Welcome to the soldier side, where there’s none here but me
System of a down, Soldier Side
Il filone dei war movie è probabilmente tra i più apprezzati e remunerativi presenti nelle sale: fin dal secondo dopoguerra il pubblico è ammaliato dalle vicende dei soldati, cerca di immedesimarsi in loro, matura sentimenti antimilitaristi o, al contrario, si lascia esaltare dal lato eroico della narrazione, forse talvolta troppo eroico, di quei ragazzi che vanno incontro alla morte. Da Orizzonti di gloria a Platoon, da I cannoni di Navarone a Lettere da Iwo Jima, passando per Bastardi senza gloria, le rappresentazioni della guerra proposte dalla settima arte si polarizzano tra la spietata condanna dei conflitti (Vittime di guerra) all’esaltazione delle azioni straordinarie e spettacolari che avvengono nella Francia occupata dai nazisti (Quella sporca dozzina) o in una giungla a una manciata di chilometri da Ho Chi Minh (Berretti verdi).

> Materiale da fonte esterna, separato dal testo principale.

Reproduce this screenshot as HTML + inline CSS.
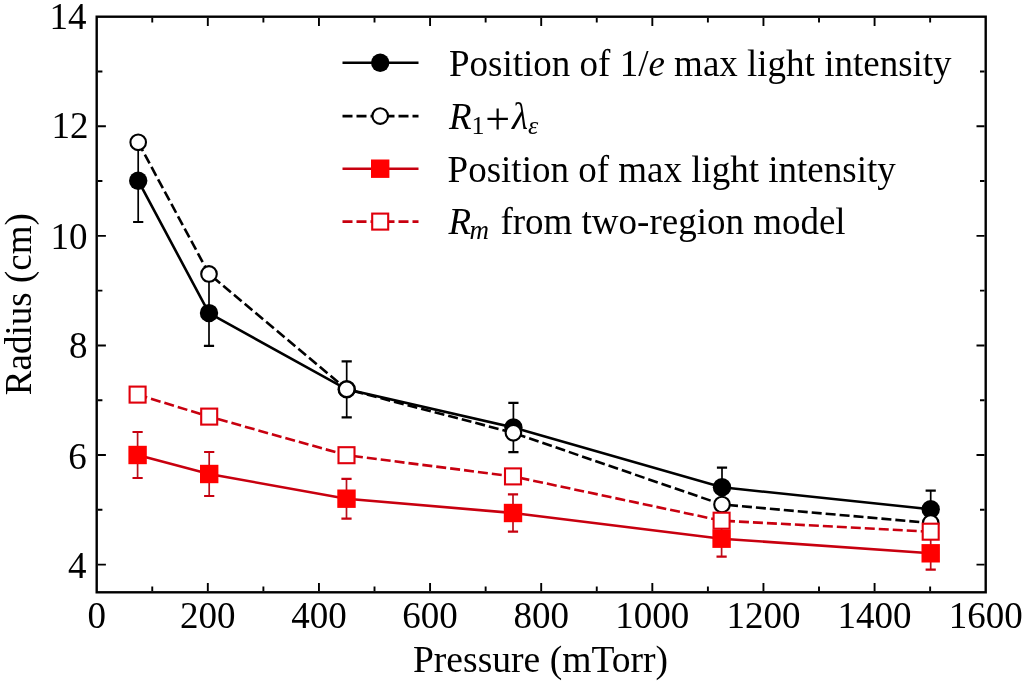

In un simile contesto, sono pochi i film che, documentari a parte, riescono a raccontare la guerra senza far prevalere un indirizzo morale: 1917 di Sam Mendes (già premio oscar per American beauty), è fra questi. La pellicola, realizzata con la tecnica del finto piano sequenza – un'unica lunghissima scena senza interruzioni tra i vari passaggi che determinano lo sviluppo della trama, si pensi ad esempio a Birdman, ma in realtà frutto di più riprese fuse insieme in fase di montaggio, da qui «finto» – , racconta di due giovani caporali inglesi, Blake (George MacKay) e Schofield (Dean-Charles Chapman), incaricati di comunicare entro l’alba del giorno successivo ad un battaglione di 1600 uomini, distante quindici chilometri, di annullare un attacco che li avrebbe condotti in una trappola organizzata dal secondo Reich. Ha dunque inizio il viaggio dei due giovani tra trincee abbandonate e città in rovina, ma, soprattutto, in una spirale di solitudine in cui ognuno può contare esclusivamente su se stesso (o quasi).
Il film non si schiera dichiaratamente contro la guerra, ma si limita a narrarne le atrocità in modo apparentemente asettico – il che è un modo indiretto di condannarla – facendone trasparire gli orrori e lasciando a chi guarda il compito di esprimere un giudizio morale. Questa operazione è possibile grazie all’immedesimazione offerta dalla scelta registica del piano sequenza, sfruttato in maniera tecnicamente impeccabile al punto da catapultare lo spettatore nella pelle del soldato, facendogli condividere la fame, il freddo, la fatica e l’ansia di morire ad ogni passo; si fa strada tra il filo spinato insieme a lui; con lui piangerà la morte di un compagno. La guerra viene raccontata attraverso gli occhi del soldato – e quando non ci sono occhi per raccontarla non viene raccontata affatto.
La dinamicità della trama, la cui linearità è forse l’unico punto narrativamente debole, si sposa a meraviglia con la colonna sonora incalzante e con la fotografia, semplicemente perfetta e in alcune scene incredibile nella sua spettacolarità; altri punti di forza del film sono le scenografie, dalla trincea fangosa e piena di povere anime affamate che bramano soltanto una lettera del comando che sancisca la fine delle proprie sofferenze, ai boschi francesi e ai più pittoreschi e sovraffollati accampamenti di pietra bianca inondati di soldati in procinto di sferrare l’attacco, i costumi studiati nei minimi dettagli e la scelta degli attori, poco noti e semisconosciuti – con l’eccezione di Colin Firth e Benedict Cumberbatch – che ci fanno ricordare che i soldati erano, almeno agli occhi di chi li mandava a morire, dei nessuno; dei nessuno che la morte risparmia soltanto perché sono i protagonisti della loro storia.
1917, anche se non paragonabile a capolavori del genere come Apocalypse now e Il cacciatore, è una delle migliori pellicole degli ultimi anni, quanto meno per le scelte registiche, che difatti hanno portato a tre premi oscar: miglior fotografia, miglior sonoro, migliori effetti speciali. Il suo merito maggiore, probabilmente, è la capacità di rievocare la tragicità di un conflitto inizialmente acclamato a gran voce da giovani che la guerra non la conoscevano e la immaginavano come un’occasione di gloria e di cambiamento contro l’immobilismo della politica. Memoria particolarmente utile in quest’epoca di tristi ricorsi storici.